Recently, someone asked me how to trade futures, and I realized that many beginners still have a lot of misconceptions about futures. In fact, the history of futures is much longer than you think; it dates back to the agricultural era.



Let me start from the beginning. Ancient farmers faced a big problem—relying on the weather to eat. During good harvests, grains were as cheap as grass; during poor harvests, prices soared. This kind of price fluctuation was a nightmare for farmers. Westerners came up with a solution: they simply agreed in advance on prices and delivery dates, locking in future costs. This is the primitive form of futures.

What are futures today? Simply put, they are a contract that agrees to buy or sell something at a certain price at a future date. This "thing" can be commodities, indices, exchange rates, or even cryptocurrencies. For example, U.S. stock index futures are among the most popular types.

How do you trade futures without losing money? That’s the key. The biggest feature of futures is margin trading—you only need to pay 5-10% of the contract value as margin to control the entire position. It sounds very attractive, but the risks behind it are also significant. Because you only pay a small margin, your gains and losses are amplified 20 times or more. I’ve seen too many people get liquidated because they couldn’t control their leverage.

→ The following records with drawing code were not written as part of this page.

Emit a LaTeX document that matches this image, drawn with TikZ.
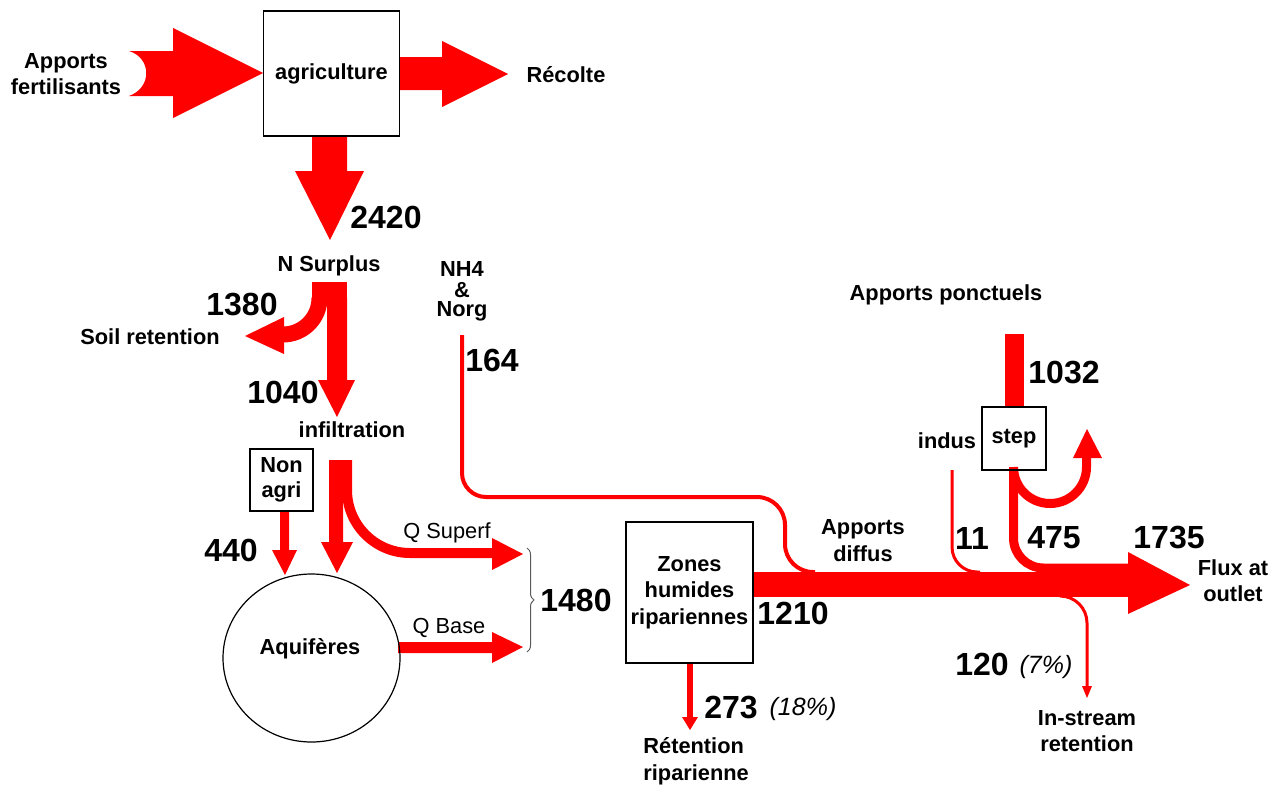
\documentclass[tikz,border=0pt]{standalone}
\usepackage{fontspec}
\setmainfont{Liberation Sans}
\usetikzlibrary{shapes.geometric,decorations.pathreplacing}
\definecolor{flowred}{RGB}{255,0,0}
\definecolor{bracegray}{RGB}{90,90,90}
\newcommand{\lblfont}{\fontsize{10.9}{13.3}\selectfont\bfseries}
\newcommand{\nonagrifont}{\fontsize{10.9}{12.5}\selectfont\bfseries}
\newcommand{\numfont}{\fontsize{16}{19}\selectfont\bfseries}
\newcommand{\regfont}{\fontsize{10.9}{13}\selectfont}
\newcommand{\pctfont}{\fontsize{12.5}{15}\selectfont\itshape}
\pgfdeclarelayer{background}
\pgfsetlayers{background,main}
\begin{document}
\begin{tikzpicture}[x=0.5pt,y=-0.5pt,
  flow/.style={fill=flowred},
  band/.style={draw=flowred, line cap=butt, line join=round},
  box/.style={draw=black, line width=0.9pt, inner sep=0pt, align=center, font=\lblfont},
  lbl/.style={inner sep=0pt, align=center, font=\lblfont},
  num/.style={inner sep=0pt, font=\numfont},
  reg/.style={inner sep=0pt, font=\regfont},
  pct/.style={inner sep=0pt, font=\pctfont}]
\useasboundingbox (0,0) rectangle (1279,787);

% ---------- boxes ----------
\node[box, minimum width=68pt, minimum height=62.5pt] (agri) at (331.5,73.5) {agriculture};
\node[box, font=\nonagrifont, minimum width=31.5pt, minimum height=31pt] (nonagri) at (281.5,480) {Non\\agri};
\node[box, minimum width=63.5pt, minimum height=70.5pt] (zones) at (689.5,592.5) {Zones\\humides\\ripariennes};
\node[box, minimum width=32pt, minimum height=31.5pt] (step) at (1014,438.5) {step};
\node[draw=black, ellipse, line width=0.6pt, minimum width=88.5pt, minimum height=84pt, inner sep=0pt] (aqui) at (311.5,658) {};

% ---------- labels ----------
\node[lbl] (apf) at (66,74) {Apports\\fertilisants};
\node[lbl] (recolte) at (566,75) {Récolte};
\node[num] (n2420) at (386,217) {2420};
\node[lbl] (nsurplus) at (329,266) {N Surplus};
\node[num] (n1380) at (242,305) {1380};
\node[lbl] (soilret) at (150,337) {Soil retention};
\node[num] (n1040) at (283,392) {1040};
\node[lbl] (infil) at (352,430) {infiltration};
\node[lbl] (nh4a) at (462,269) {NH4};
\node[lbl] (nh4b) at (462,290) {\&};
\node[lbl] (nh4c) at (462,311) {Norg};
\node[num] (n164) at (492,360) {164};
\node[num] (n440) at (231,550) {440};
\node[reg] (qsup) at (447,533) {Q Superf};
\node[reg] (qbase) at (449,628) {Q Base};
\node[lbl] (aquitxt) at (310,649) {Aquifères};
\node[num] (n1480) at (576,600) {1480};
\node[num] (n1210) at (793,613) {1210};
\node[num] (n273) at (731,707) {273};
\node[pct] (p18) at (803,709) {(18\%)};
\node[lbl, align=left, anchor=west] (retrip) at (643,761) {Rétention\\riparienne};
\node[lbl] (adiff) at (863,540.5) {Apports\\diffus};
\node[lbl] (aponct) at (946,295) {Apports ponctuels};
\node[num] (n1032) at (1064,373) {1032};
\node[lbl] (indus) at (947,441) {indus};
\node[num] (n11) at (972,538) {11};
\node[num] (n475) at (1054,538) {475};
\node[num] (n1735) at (1169,538) {1735};
\node[lbl] (flux) at (1233,580.5) {Flux at\\outlet};
\node[num] (n120) at (982,664) {120};
\node[pct] (p7) at (1046,667) {(7\%)};
\node[lbl] (instream) at (1087,731) {In-stream\\retention};

\begin{pgfonlayer}{background}
\fill[white] (0,0) rectangle (1279,787);
% fertiliser input
\fill[flow] (129,51) -- (173,51) -- (173,28) -- (263,73) -- (173,118) -- (173,96) -- (129,96)
  .. controls (152,88) and (152,58) .. (129,51) -- cycle;
% harvest
\fill[flow] (400,57) -- (442,57) -- (442,41) -- (508,74) -- (442,107) -- (442,90) -- (400,90) -- cycle;
% surplus 2420
\fill[flow] (312,136) -- (347,136) -- (347,171) -- (364,171) -- (330,240) -- (295,171) -- (312,171) -- cycle;
% N surplus split
\fill[flow] (312,282) rectangle (347,300);
\draw[band, line width=8pt] (319.5,298) arc[start angle=0, end angle=90, radius=36.5] -- (282,334.5);
\fill[flow] (284,317) -- (245,336) -- (284,354) -- cycle;
\fill[flow] (327,298) -- (347,298) -- (347,380) -- (355,380) -- (337,417) -- (318,380) -- (327,380) -- cycle;
% infiltration split
\fill[flow] (329,460) -- (343,460) -- (343,542) -- (353,542) -- (337,573) -- (321,542) -- (329,542) -- cycle;
\draw[band, line width=5pt] (347,460) -- (347,490) arc[start angle=180, end angle=90, radius=63] -- (493,553);
\fill[flow] (492,538) -- (523,554) -- (492,570) -- cycle;
% non agri
\fill[flow] (280,511) -- (289,511) -- (289,550) -- (297,550) -- (285,575) -- (272,550) -- (280,550) -- cycle;
% Q base
\fill[flow] (398,642) -- (492,642) -- (492,632) -- (523,647) -- (492,663) -- (492,653) -- (398,653) -- cycle;
% NH4 line
\draw[band, line width=2pt] (462,335) -- (462,473) arc[start angle=180, end angle=90, radius=24]
  -- (757,497) arc[start angle=-90, end angle=0, radius=28] -- (785,544)
  arc[start angle=180, end angle=90, radius=28] -- (815,572);
% main stream
\fill[flow] (753,572) rectangle (1130,597);
\fill[flow] (1128,552) -- (1190,585) -- (1128,614) -- cycle;
% retention riparienne
\fill[flow] (687,663) rectangle (693,718);
\fill[flow] (682,717) -- (690,730) -- (698,717) -- cycle;
% indus
\draw[band, line width=1.5pt] (952,470) -- (952,547) arc[start angle=180, end angle=90, radius=25] -- (980,572);
% point sources
\fill[flow] (1005,334) rectangle (1024,408);
\draw[band, line width=4.5pt] (1013.5,470) -- (1013.5,538) arc[start angle=180, end angle=90, radius=30] -- (1129,568);
\draw[band, line width=4.5pt] (1013.5,467) arc[start angle=180, end angle=0, radius=36.5] -- (1086.5,457);
\fill[flow] (1073,458) -- (1087,429) -- (1102,458) -- cycle;
% in-stream retention
\draw[band, line width=1.5pt] (1060,596) arc[start angle=-90, end angle=0, radius=27] -- (1087,688);
\fill[flow] (1082,686) -- (1087,698) -- (1092,686) -- cycle;
% brace
\draw[bracegray, line width=0.5pt, decorate, decoration={brace, amplitude=3.5pt}] (527,548) -- (527,652);
\end{pgfonlayer}
\end{tikzpicture}
\end{document}
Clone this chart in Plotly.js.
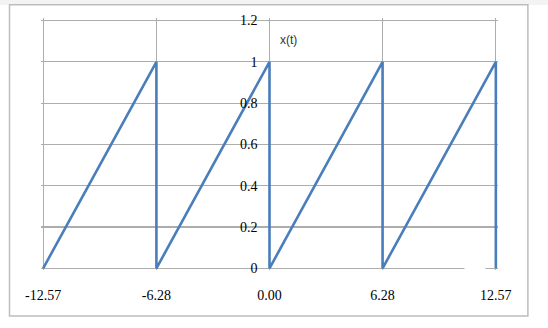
<!DOCTYPE html>
<html>
<head>
<meta charset="utf-8">
<script src="https://cdn.plot.ly/plotly-3.0.1.min.js"></script>
<style>html,body{margin:0;padding:0;background:#fff;}#chart{width:548px;height:328px;}</style>
</head>
<body>
<div id="chart"></div>
<script>
// Sawtooth x(t), period 2*pi
var tValues = [-12.57, -6.28, -6.28, 0.00, 0.00, 6.28, 6.28, 12.57, 12.57];
var xValues = [0, 1, 0, 1, 0, 1, 0, 1, 0];
var xTickVals = [-12.57, -6.28, 0, 6.28, 12.57];
var xTickText = ['-12.57', '-6.28', '0.00', '6.28', '12.57'];
var yTickVals = [0, 0.2, 0.4, 0.6, 0.8, 1, 1.2];
var yTickText = ['0', '0.2', '0.4', '0.6', '0.8', '1', '1.2'];

var trace = {
  x: tValues, y: xValues, type: 'scatter', mode: 'lines',
  line: {color: '#4a7ebb', width: 2.6}, hoverinfo: 'skip'
};

var numFont = {family: 'Liberation Serif, Times New Roman, serif', size: 14, color: '#000'};

var layout = {
  width: 548, height: 328,
  margin: {l: 40.54, r: 49.94, t: 18.2, b: 58},
  paper_bgcolor: '#fff', plot_bgcolor: '#fff',
  showlegend: false,
  xaxis: {
    range: [-12.69, 12.69], tickmode: 'array', tickvals: xTickVals, ticktext: xTickText,
    showgrid: true, gridcolor: '#adadad', gridwidth: 1.2, zeroline: false, showline: false,
    ticks: '', ticklabelstandoff: 15, tickfont: numFont, fixedrange: true
  },
  yaxis: {
    range: [-0.008, 1.212], tickmode: 'array', tickvals: yTickVals, ticktext: yTickText,
    showgrid: true, gridcolor: '#adadad', gridwidth: 1.2, zeroline: false, showline: false,
    anchor: 'free', position: 0.5, side: 'left',
    ticks: '', ticklabelstandoff: 12, tickfont: numFont, fixedrange: true
  },
  shapes: [
    {type: 'rect', xref: 'paper', yref: 'paper', x0: -0.2, x1: 1.2, y0: 1.052, y1: 1.2,
     fillcolor: '#f3f3f3', line: {width: 0}, layer: 'below'},
    {type: 'rect', xref: 'paper', yref: 'paper', x0: -0.0689, x1: 1.0654, y0: -0.1827, y1: 1.0524,
     fillcolor: 'rgba(0,0,0,0)', line: {color: '#bdbdbd', width: 1.5}}
  ],
  annotations: [
    {x: 0, y: 1.107, xref: 'x', yref: 'y', xshift: 8, xanchor: 'left', yanchor: 'middle',
     text: 'x(t)', showarrow: false, font: {family: 'Liberation Sans, Arial, sans-serif', size: 12, color: '#333'}},
    {x: 9.93, y: -0.105, xref: 'x', yref: 'y', xanchor: 'center', yanchor: 'middle',
     text: 't', showarrow: false, font: {family: 'Liberation Sans, Arial, sans-serif', size: 18, color: '#000'}},
    {x: 11.41, y: 0, xref: 'x', yref: 'y', xanchor: 'center', yanchor: 'middle',
     text: ' ', showarrow: false, bgcolor: '#fff', width: 20, height: 4, borderpad: 0,
     font: {size: 2}}
  ]
};

Plotly.newPlot('chart', [trace], layout, {displayModeBar: false, staticPlot: true});
</script>
</body>
</html>
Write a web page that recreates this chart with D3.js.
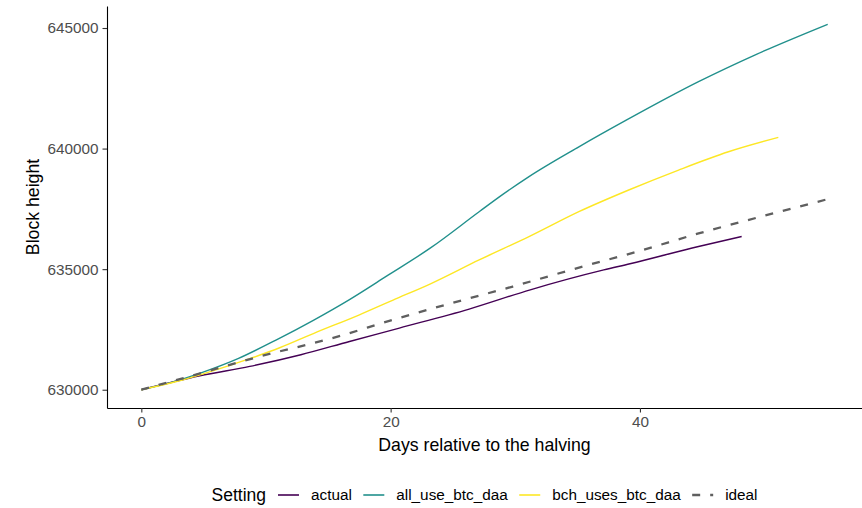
<!DOCTYPE html>
<html>
<head>
<meta charset="utf-8">
<script src="https://cdn.jsdelivr.net/npm/d3@7"></script>
<style>
  body { margin: 0; background: #fff; }
  svg { display: block; font-family: "Liberation Sans", Arial, sans-serif; }
</style>
</head>
<body>
<div id="chart"></div>
<script>
// values: [day, block height]
const actual = [
  [0, 630000], [4.7, 630580], [8.7, 630966], [12.8, 631450], [16.7, 632002],
  [20.7, 632557], [26.3, 633344], [31.2, 634144], [37.1, 634969], [39.2, 635222],
  [44.7, 635939], [48.16, 636353]
];
const allUseBtcDaa = [
  [0, 630000], [2.9, 630380], [4.9, 630720], [7.8, 631300], [10.8, 632060],
  [13.8, 632880], [16.7, 633740], [19.7, 634720], [23.2, 635880], [27.1, 637380],
  [29, 638100], [31.1, 638840], [35.1, 640075], [38.9, 641180], [44.7, 642777],
  [49.3, 643900], [55.06, 645155]
];
const bchUsesBtcDaa = [
  [0, 630000], [2.9, 630350], [4.9, 630650], [8.7, 631290], [11.1, 631740],
  [13.8, 632330], [17.5, 633108], [20.2, 633720], [23.2, 634393], [27.1, 635383],
  [31.1, 636348], [35.1, 637383], [39.1, 638282], [43.1, 639110], [47.1, 639868],
  [51.1, 640464]
];
const ideal = [
  [0, 630000], [3.4, 630484], [9.5, 631380], [15.4, 632150], [20.2, 632901],
  [24.7, 633564], [29.8, 634280], [35.4, 635106], [40, 635760], [44.7, 636480],
  [50.6, 637300], [55.06, 637903]
];
const settings = ['actual', 'all_use_btc_daa', 'bch_uses_btc_daa', 'ideal'];
const colors = ['#440154', '#21908C', '#FDE725', '#5f5f5f'];
const xTicks = [0, 20, 40];
const yTicks = [630000, 635000, 640000, 645000];

const width = 862;
const height = 508;
const margin = { top: 6, right: 0, bottom: 100, left: 107 };

const series = [actual, allUseBtcDaa, bchUsesBtcDaa, ideal].map((values, i) => ({
  name: settings[i],
  color: colors[i],
  values,
}));

const svg = d3.select('#chart')
  .append('svg')
  .attr('width', width)
  .attr('height', height);

// ggplot style 5% expansion
const allPts = series.flatMap(s => s.values);
const [x0, x1] = d3.extent(allPts, d => d[0]);
const [y0, y1] = d3.extent(allPts, d => d[1]);
const xPad = (x1 - x0) * 0.05;
const yPad = (y1 - y0) * 0.05;

const xScale = d3.scaleLinear()
  .domain([x0 - xPad, x1 + xPad])
  .range([margin.left, width - margin.right]);
const yScale = d3.scaleLinear()
  .domain([y0 - yPad, y1 + yPad])
  .range([height - margin.bottom, margin.top]);

const line = d3.line()
  .x(d => xScale(d[0]))
  .y(d => yScale(d[1]))
  .curve(d3.curveMonotoneX);

svg.append('g')
  .selectAll('path')
  .data(series)
  .join('path')
  .attr('fill', 'none')
  .attr('stroke', d => d.color)
  .attr('stroke-width', d => d.name === 'ideal' ? 2.3 : 1.4)
  .attr('stroke-dasharray', d => d.name === 'ideal' ? '8,10' : null)
  .attr('d', d => line(d.values));

// axes
const xAxis = svg.append('g')
  .attr('transform', `translate(0, ${height - margin.bottom})`)
  .call(d3.axisBottom(xScale).tickValues(xTicks).tickSize(4.5).tickPadding(4).tickSizeOuter(0));
const yAxis = svg.append('g')
  .attr('transform', `translate(${margin.left}, 0)`)
  .call(d3.axisLeft(yScale).tickValues(yTicks).tickFormat(d3.format('d')).tickSize(4.5).tickPadding(4).tickSizeOuter(0));

[xAxis, yAxis].forEach(g => {
  g.select('.domain').attr('stroke', '#000').attr('stroke-width', 1.1);
  g.selectAll('.tick line').attr('stroke', '#333').attr('stroke-width', 1.1);
  g.selectAll('.tick text')
    .attr('fill', '#4D4D4D')
    .style('font-size', '15.3px')
    .style('font-family', '"Liberation Sans", Arial, sans-serif');
});

svg.append('text')
  .attr('x', (margin.left + width - margin.right) / 2)
  .attr('y', 450.5)
  .attr('text-anchor', 'middle')
  .style('font-size', '17.7px')
  .text('Days relative to the halving');

svg.append('text')
  .attr('transform', `translate(39, ${(margin.top + height - margin.bottom) / 2}) rotate(-90)`)
  .attr('text-anchor', 'middle')
  .style('font-size', '17.7px')
  .text('Block height');

// legend, centred under the panel
const legend = svg.append('g');
const legendY = 495;
let cx = 0;
const title = legend.append('text')
  .attr('x', 0)
  .attr('y', legendY)
  .attr('dy', '0.35em')
  .style('font-size', '17.5px')
  .text('Setting');
cx += title.node().getComputedTextLength() + 12;

series.forEach(s => {
  legend.append('line')
    .attr('x1', cx).attr('x2', cx + 21)
    .attr('y1', legendY).attr('y2', legendY)
    .attr('stroke', s.color)
    .attr('stroke-width', s.name === 'ideal' ? 2.3 : 1.6)
    .attr('stroke-dasharray', s.name === 'ideal' ? '8,10' : null);
  cx += 21 + 12;
  const t = legend.append('text')
    .attr('x', cx)
    .attr('y', legendY)
    .attr('dy', '0.35em')
    .style('font-size', '15.3px')
    .text(s.name);
  cx += t.node().getComputedTextLength() + 11.5;
});
cx -= 11.5;
const panelMid = (margin.left + width - margin.right) / 2;
legend.attr('transform', `translate(${panelMid - cx / 2}, 0)`);
</script>
</body>
</html>
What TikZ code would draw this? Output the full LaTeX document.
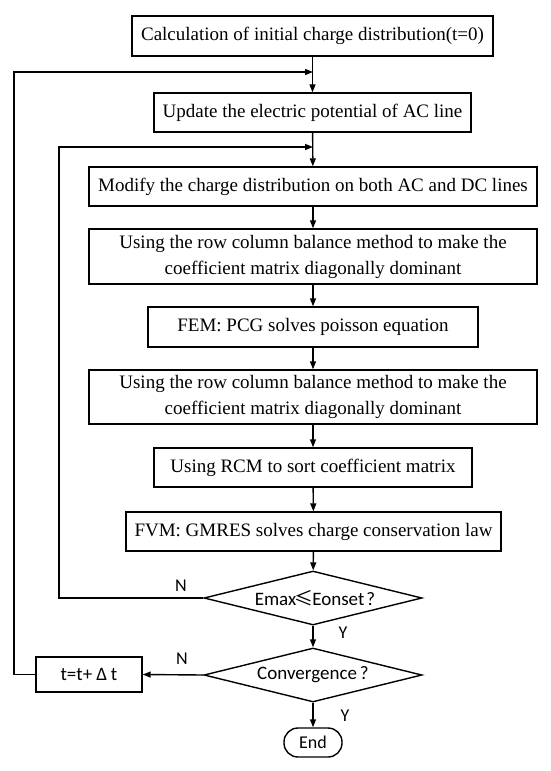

Futures contracts clearly specify the traded asset, contract specifications, minimum price fluctuation, trading hours, and expiration date. These details are very important, so make sure to understand them before opening an account.

Regarding how to trade futures, my advice is to first clarify whether you are doing long-term or short-term trading. Long-term investors are not really suited to use futures as their main tool; it’s more appropriate for hedging risks. For example, if you buy Apple stocks but worry about a market decline, you can short S&P 500 futures at the same time. Even if the market drops, the profit from futures can offset the stock losses.

If you want to truly learn how to trade futures, the process is like this: first, choose a reliable futures broker to open an account, then practice with a demo account. This step is especially important—don’t jump straight into real money. Test your strategies in simulated trading, set stop-loss and take-profit points, and strictly follow discipline.

There are two basic strategies in futures trading. Going long is straightforward—you believe an asset will rise, so you buy a contract. For example, if you expect oil prices to go up, buy crude oil futures; when the price actually rises, sell for profit. Going short is the opposite—you think the price will fall, so you sell a contract first, then buy it back at a lower price to close the position.

Futures have obvious advantages. Leverage trading can amplify returns, both long and short positions are possible, and liquidity is high. But the risks are not to be underestimated. The biggest risk is leverage itself—it can magnify profits but also losses. Because only a margin is paid, theoretically, your losses can exceed your initial capital, even owing money to the broker.

Another often overlooked point is that futures have an expiration date. Unlike stocks, which can be held indefinitely, futures must be closed or rolled over before expiration, adding complexity to operations.

To trade futures more safely, I want to mention Contracts for Difference (CFD). It combines the advantages of futures and spot trading, especially suitable for retail traders. CFDs have no expiration date and can be held indefinitely; they also offer a wider range of trading instruments. Leverage ratios are more flexible, from 1x to 200x, and margin costs are lower. But fundamentally, CFDs and futures carry similar risks—they both require strict risk management.

Whether you choose futures or CFDs, the core principles are the same: control leverage, develop a trading plan, set stop-loss and take-profit points, and strictly follow discipline. How to trade futures ultimately boils down to these points. I’ve seen many profitable traders, and their common trait isn’t necessarily prediction ability but rather excellent risk management.

Final advice: if you’re a beginner, start with mini futures or micro contracts. Make full use of demo accounts to understand the market, and don’t rush into real trading. Futures do offer opportunities to make big money, but only if you truly understand how to trade them—not just because you heard they can make small investments grow large, and then jump in recklessly.